#### Data excerpt ####

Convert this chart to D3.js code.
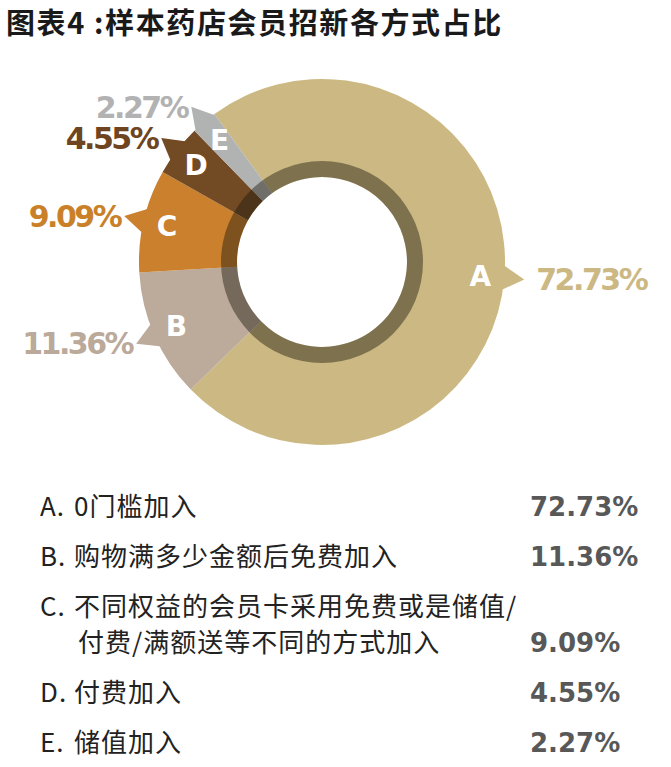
<!DOCTYPE html>
<html>
<head>
<meta charset="utf-8">
<script src="https://cdn.jsdelivr.net/npm/d3@7"></script>
<style>
  body { margin: 0; background: #fff; }
  svg { display: block; }
  .title { font-family: "Noto Sans CJK SC", sans-serif; font-weight: 700; font-size: 29px; fill: #1a1a1a; letter-spacing: 1.6px; }
  .slice-letter { font-family: "DejaVu Sans", Verdana, sans-serif; font-weight: 700; font-size: 28px; fill: #fff; }
  .pct-label { font-family: "DejaVu Sans", Verdana, sans-serif; font-weight: 700; font-size: 30px; letter-spacing: -2.5px; }
  .legend-text { font-family: "Noto Sans CJK SC", sans-serif; font-size: 26px; fill: #222; letter-spacing: 1px; }
  .legend-value { font-family: "DejaVu Sans", Verdana, sans-serif; font-weight: 700; font-size: 26px; fill: #585858; }
</style>
</head>
<body>
<div class="container"></div>
<script>
const width = 671;
const height = 767;

// data
const letters = ["A", "B", "C", "D", "E"];
const shares = [72.73, 11.36, 9.09, 4.55, 2.27];
const descriptions = [
  ["0门槛加入"],
  ["购物满多少金额后免费加入"],
  ["不同权益的会员卡采用免费或是储值/", "付费/满额送等不同的方式加入"],
  ["付费加入"],
  ["储值加入"]
];
const colors = ["#ccb882", "#bcaa9a", "#ca802c", "#724a24", "#b1b2b2"];
const labelColors = ["#ccb883", "#bba99a", "#c98029", "#6e4520", "#b2b2b2"];

const cx = 322, cy = 262;
const outerR = 183;
const innerR = 85;
const ringR = 101;

const svg = d3.select(".container")
  .append("svg")
    .attr("width", width)
    .attr("height", height);

svg.append("text")
  .classed("title", true)
  .attr("x", 6)
  .attr("y", 34)
  .text("图表4 :样本药店会员招新各方式占比");

const data = letters.map((l, i) => ({letter: l, value: shares[i], color: colors[i], labelColor: labelColors[i]}));

const startA = -36 * Math.PI / 180;
const pie = d3.pie()
  .sort(null)
  .value(d => d.value)
  .startAngle(startA)
  .endAngle(startA + 2 * Math.PI);

const arcs = pie(data);

const arc = d3.arc()
  .innerRadius(innerR)
  .outerRadius(outerR);

const ring = d3.arc()
  .innerRadius(innerR)
  .outerRadius(ringR)
  .startAngle(0)
  .endAngle(2 * Math.PI);

const g = svg.append("g")
  .attr("transform", "translate(" + cx + "," + cy + ")");

// position on the circle, angle measured clockwise from 12 o'clock
function polar(a, r) {
  return [Math.sin(a) * r, -Math.cos(a) * r];
}

// pointer tabs
const tabHalf = 13;
const tipR = outerR + 20;
g.selectAll(".tab")
  .data(arcs)
  .enter()
  .append("path")
  .classed("tab", true)
  .attr("fill", d => d.data.color)
  .attr("d", d => {
    const mid = (d.startAngle + d.endAngle) / 2;
    const da = tabHalf / outerR;
    const p1 = polar(mid - da, outerR - 2);
    const p2 = polar(mid, tipR);
    const p3 = polar(mid + da, outerR - 2);
    return "M" + p1 + "L" + p2 + "L" + p3 + "Z";
  });

g.selectAll(".slice")
  .data(arcs)
  .enter()
  .append("path")
  .classed("slice", true)
  .attr("fill", d => d.data.color)
  .attr("d", arc);

g.append("path")
  .attr("d", ring)
  .attr("fill", "#1e1a10")
  .attr("opacity", 0.45);

g.selectAll(".slice-letter")
  .data(arcs)
  .enter()
  .append("text")
  .classed("slice-letter", true)
  .attr("text-anchor", "middle")
  .attr("dy", "0.36em")
  .attr("x", d => polar((d.startAngle + d.endAngle) / 2, 159)[0])
  .attr("y", d => polar((d.startAngle + d.endAngle) / 2, 159)[1])
  .text(d => d.data.letter);

g.selectAll(".pct-label")
  .data(arcs)
  .enter()
  .append("text")
  .classed("pct-label", true)
  .attr("fill", d => d.data.labelColor)
  .attr("dy", "0.36em")
  .attr("text-anchor", d => polar((d.startAngle + d.endAngle) / 2, 1)[0] > 0 ? "start" : "end")
  .attr("x", d => {
    const p = polar((d.startAngle + d.endAngle) / 2, tipR);
    return p[0] > 0 ? p[0] + 12 : p[0] - 4;
  })
  .attr("y", d => polar((d.startAngle + d.endAngle) / 2, tipR)[1])
  .text(d => d3.format(".2f")(d.value) + "%");

// legend
const legend = svg.append("g");
const rowGap = 50;
const lineGap = 36;
let y = 516;

data.forEach((d, i) => {
  const lines = descriptions[i];
  legend.append("text")
    .classed("legend-text", true)
    .attr("x", 40)
    .attr("y", y)
    .text(d.letter + ".");

  lines.forEach((line, j) => {
    legend.append("text")
      .classed("legend-text", true)
      .attr("x", j === 0 ? 74 : 78)
      .attr("y", y + j * lineGap)
      .text(line);
  });

  const lastY = y + (lines.length - 1) * lineGap;
  legend.append("text")
    .classed("legend-value", true)
    .attr("x", 530)
    .attr("y", lastY)
    .text(d3.format(".2f")(d.value) + "%");

  y = lastY + rowGap;
});
</script>
</body>
</html>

####

=== Direction ===
Give the data above again in full and unchanged, skipping the pictures.

=== Answer to the task ===
Convert this chart to D3.js code.
<!DOCTYPE html>
<html>
<head>
<meta charset="utf-8">
<script src="https://cdn.jsdelivr.net/npm/d3@7"></script>
<style>
  body { margin: 0; background: #fff; }
  svg { display: block; }
  .title { font-family: "Noto Sans CJK SC", sans-serif; font-weight: 700; font-size: 29px; fill: #1a1a1a; letter-spacing: 1.6px; }
  .slice-letter { font-family: "DejaVu Sans", Verdana, sans-serif; font-weight: 700; font-size: 28px; fill: #fff; }
  .pct-label { font-family: "DejaVu Sans", Verdana, sans-serif; font-weight: 700; font-size: 30px; letter-spacing: -2.5px; }
  .legend-text { font-family: "Noto Sans CJK SC", sans-serif; font-size: 26px; fill: #222; letter-spacing: 1px; }
  .legend-value { font-family: "DejaVu Sans", Verdana, sans-serif; font-weight: 700; font-size: 26px; fill: #585858; }
</style>
</head>
<body>
<div class="container"></div>
<script>
const width = 671;
const height = 767;

// data
const letters = ["A", "B", "C", "D", "E"];
const shares = [72.73, 11.36, 9.09, 4.55, 2.27];
const descriptions = [
  ["0门槛加入"],
  ["购物满多少金额后免费加入"],
  ["不同权益的会员卡采用免费或是储值/", "付费/满额送等不同的方式加入"],
  ["付费加入"],
  ["储值加入"]
];
const colors = ["#ccb882", "#bcaa9a", "#ca802c", "#724a24", "#b1b2b2"];
const labelColors = ["#ccb883", "#bba99a", "#c98029", "#6e4520", "#b2b2b2"];

const cx = 322, cy = 262;
const outerR = 183;
const innerR = 85;
const ringR = 101;

const svg = d3.select(".container")
  .append("svg")
    .attr("width", width)
    .attr("height", height);

svg.append("text")
  .classed("title", true)
  .attr("x", 6)
  .attr("y", 34)
  .text("图表4 :样本药店会员招新各方式占比");

const data = letters.map((l, i) => ({letter: l, value: shares[i], color: colors[i], labelColor: labelColors[i]}));

const startA = -36 * Math.PI / 180;
const pie = d3.pie()
  .sort(null)
  .value(d => d.value)
  .startAngle(startA)
  .endAngle(startA + 2 * Math.PI);

const arcs = pie(data);

const arc = d3.arc()
  .innerRadius(innerR)
  .outerRadius(outerR);

const ring = d3.arc()
  .innerRadius(innerR)
  .outerRadius(ringR)
  .startAngle(0)
  .endAngle(2 * Math.PI);

const g = svg.append("g")
  .attr("transform", "translate(" + cx + "," + cy + ")");

// position on the circle, angle measured clockwise from 12 o'clock
function polar(a, r) {
  return [Math.sin(a) * r, -Math.cos(a) * r];
}

// pointer tabs
const tabHalf = 13;
const tipR = outerR + 20;
g.selectAll(".tab")
  .data(arcs)
  .enter()
  .append("path")
  .classed("tab", true)
  .attr("fill", d => d.data.color)
  .attr("d", d => {
    const mid = (d.startAngle + d.endAngle) / 2;
    const da = tabHalf / outerR;
    const p1 = polar(mid - da, outerR - 2);
    const p2 = polar(mid, tipR);
    const p3 = polar(mid + da, outerR - 2);
    return "M" + p1 + "L" + p2 + "L" + p3 + "Z";
  });

g.selectAll(".slice")
  .data(arcs)
  .enter()
  .append("path")
  .classed("slice", true)
  .attr("fill", d => d.data.color)
  .attr("d", arc);

g.append("path")
  .attr("d", ring)
  .attr("fill", "#1e1a10")
  .attr("opacity", 0.45);

g.selectAll(".slice-letter")
  .data(arcs)
  .enter()
  .append("text")
  .classed("slice-letter", true)
  .attr("text-anchor", "middle")
  .attr("dy", "0.36em")
  .attr("x", d => polar((d.startAngle + d.endAngle) / 2, 159)[0])
  .attr("y", d => polar((d.startAngle + d.endAngle) / 2, 159)[1])
  .text(d => d.data.letter);

g.selectAll(".pct-label")
  .data(arcs)
  .enter()
  .append("text")
  .classed("pct-label", true)
  .attr("fill", d => d.data.labelColor)
  .attr("dy", "0.36em")
  .attr("text-anchor", d => polar((d.startAngle + d.endAngle) / 2, 1)[0] > 0 ? "start" : "end")
  .attr("x", d => {
    const p = polar((d.startAngle + d.endAngle) / 2, tipR);
    return p[0] > 0 ? p[0] + 12 : p[0] - 4;
  })
  .attr("y", d => polar((d.startAngle + d.endAngle) / 2, tipR)[1])
  .text(d => d3.format(".2f")(d.value) + "%");

// legend
const legend = svg.append("g");
const rowGap = 50;
const lineGap = 36;
let y = 516;

data.forEach((d, i) => {
  const lines = descriptions[i];
  legend.append("text")
    .classed("legend-text", true)
    .attr("x", 40)
    .attr("y", y)
    .text(d.letter + ".");

  lines.forEach((line, j) => {
    legend.append("text")
      .classed("legend-text", true)
      .attr("x", j === 0 ? 74 : 78)
      .attr("y", y + j * lineGap)
      .text(line);
  });

  const lastY = y + (lines.length - 1) * lineGap;
  legend.append("text")
    .classed("legend-value", true)
    .attr("x", 530)
    .attr("y", lastY)
    .text(d3.format(".2f")(d.value) + "%");

  y = lastY + rowGap;
});
</script>
</body>
</html>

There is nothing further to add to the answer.